The Jurassic Coast has long been a magnet for those interested in the history of marine life entombed in Dorset’s beautiful coastline. Now there are several developments which will help bring this wonderful world to life.
Having watched the progress of the building work from the safety and comfort of the excellent Clavell’s café in Kimmeridge over the past year, we have been intrigued about what might be displayed within the strikingly modern building. Now the Museum of Jurassic Marine Life will finally open its doors on Friday 21st October. The museum will house the remarkable collection of one man’s amazing collection of marine fossils. Steve Etches, a local Kimmeridge man has complied a comprehensive collection of over 2,500 exhibits ranging from corals, shells and insects to dinosaurs, crocodiles, sharks and flying reptiles. The collection of will be complemented by CGI projections on the ceiling depicting a vision of underwater life some 150 million years ago.
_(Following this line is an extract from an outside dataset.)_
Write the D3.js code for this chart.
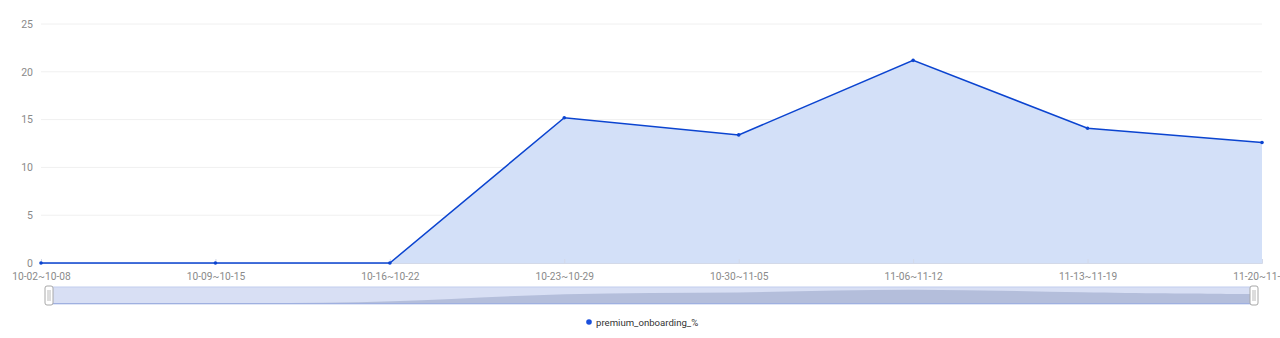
<!DOCTYPE html>
<html><head><meta charset="utf-8">
<script src="https://cdn.jsdelivr.net/npm/d3@7"></script>
<style>body{margin:0;background:#fff;font-family:Roboto,"Noto Sans",sans-serif}</style>
</head><body><svg id="c" width="1280" height="338"></svg>
<script>
const categories = ["10-02~10-08","10-09~10-15","10-16~10-22","10-23~10-29","10-30~11-05","11-06~11-12","11-13~11-19","11-20~11-26"];
const values = [0, 0, 0, 15.2, 13.4, 21.2, 14.1, 12.6];
const yTicks = [0, 5, 10, 15, 20, 25];
const seriesName = "premium_onboarding_%";

(function () {
const svg = d3.select("#c");
const pL = 41, pR = 1262, pT = 24, pB = 263;
const x = d3.scalePoint().domain(categories).range([pL, pR]);
const y = d3.scaleLinear().domain([0, 25]).range([pB, pT]);
const lineColor = "#0b44d0", fillColor = "#d3e0f8";

// grid
svg.append("g").selectAll("line").data(yTicks.filter(d => d > 0)).join("line")
  .attr("x1", pL).attr("x2", pR).attr("y1", d => y(d)).attr("y2", d => y(d))
  .attr("stroke", "#f0f0f0").attr("stroke-width", 1);

// y axis labels
const ya = svg.append("g").attr("transform", `translate(${pL},0)`)
  .call(d3.axisLeft(y).tickValues(yTicks).tickSize(0).tickPadding(8));
ya.select(".domain").remove();
ya.selectAll("text").attr("fill", "#8a8a8a").style("font-size", "10.5px").style("font-family", "Roboto,sans-serif");

// area
const pts = categories.map((c, i) => ({c, v: values[i]}));
svg.append("path").datum(pts)
  .attr("d", d3.area().x(d => x(d.c)).y0(pB).y1(d => y(d.v)))
  .attr("fill", fillColor);

// x axis
const xa = svg.append("g").attr("transform", `translate(0,${pB})`)
  .call(d3.axisBottom(x).tickSize(-4).tickPadding(10));
xa.select(".domain").attr("stroke", "#d3d9e8");
xa.selectAll(".tick line").attr("stroke", "#d3d9e8");
xa.selectAll("text").attr("fill", "#8a8a8a").style("font-size", "10.2px").style("font-family", "Roboto,sans-serif");

// line
svg.append("path").datum(pts)
  .attr("d", d3.line().x(d => x(d.c)).y(d => y(d.v)))
  .attr("fill", "none").attr("stroke", lineColor).attr("stroke-width", 1.5);
svg.append("g").selectAll("circle").data(pts).join("circle")
  .attr("cx", d => x(d.c)).attr("cy", d => y(d.v)).attr("r", 1.8).attr("fill", lineColor);

// data zoom slider
const sTop = 287, sBot = 304, sL = 48, sR = 1255;
svg.append("rect").attr("x", sL).attr("y", sTop).attr("width", sR - sL).attr("height", sBot - sTop)
  .attr("fill", "#d8dff4").attr("stroke", "#c2cdee").attr("stroke-width", 1);
const xs = d3.scalePoint().domain(categories).range([sL, sR]);
const ys = d3.scaleLinear().domain([0, d3.max(values)]).range([sBot - 1, sTop + 1]);
svg.append("path").datum(pts)
  .attr("d", d3.area().curve(d3.curveBasis).x(d => xs(d.c)).y0(sBot - 1).y1(d => ys(d.v)))
  .attr("fill", "#b4bedb");
svg.append("line").attr("x1", sL).attr("x2", sR).attr("y1", sBot - 0.5).attr("y2", sBot - 0.5)
  .attr("stroke", "#9fb0e0").attr("stroke-width", 1);
[sL - 2, sR - 4].forEach(hx => {
  svg.append("rect").attr("x", hx - 1).attr("y", sTop - 1).attr("width", 8).attr("height", sBot - sTop + 2)
    .attr("rx", 2).attr("fill", "#fff").attr("stroke", "#a8a8a8").attr("stroke-width", 1);
  [hx + 2, hx + 4].forEach(lx => svg.append("line").attr("x1", lx).attr("x2", lx)
    .attr("y1", sTop + 3).attr("y2", sBot - 3).attr("stroke", "#a8a8a8").attr("stroke-width", 0.8));
});

// legend
const lg = svg.append("g").attr("transform", "translate(589,322)");
lg.append("circle").attr("r", 2.8).attr("fill", "#1a4fdc");
lg.append("text").attr("x", 7).attr("y", 3.5).text(seriesName)
  .attr("fill", "#333").style("font-size", "9.6px").style("font-family", "Roboto,sans-serif");
})();
</script></body></html>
For a more hands-on perspective there is a visible workshop which will allow visitors to watch Steve Etches as he cleans and conserves his latest finds.
For more information please go to http://www.theetchescollection.org/home
At the other end of the Jurassic Coast, the Lyme Regis museum has closed its main doors to start on the construction of the Mary Anning Wing extension. Supported by a grant from the Heritage Lottery Fund, the new, improved and extended museum is due to reopen in June 2017 and will include a new geology gallery telling the story of Mary Anning and Lyme’s fantastic fossils.
Meanwhile fossil walks and Mary Anning walks will continue in Lyme Regis alongside the fossil walks in Charmouth, the two main venue for fossil hunters along the Jurassic Coast. For DIY fossil hunters The Jurassic Coast Fossil Finder is an excellent source of information based on the 1,000 or so fossils to be found on the Jurassic Coast Museums database. Additionally the Natural History Museum has just launched its own app drawing on the combined expertise and knowledge of the Natural History Museum and the British Geological Survey to help identify ancient plant and animal fossils to be found throughout the British Isles.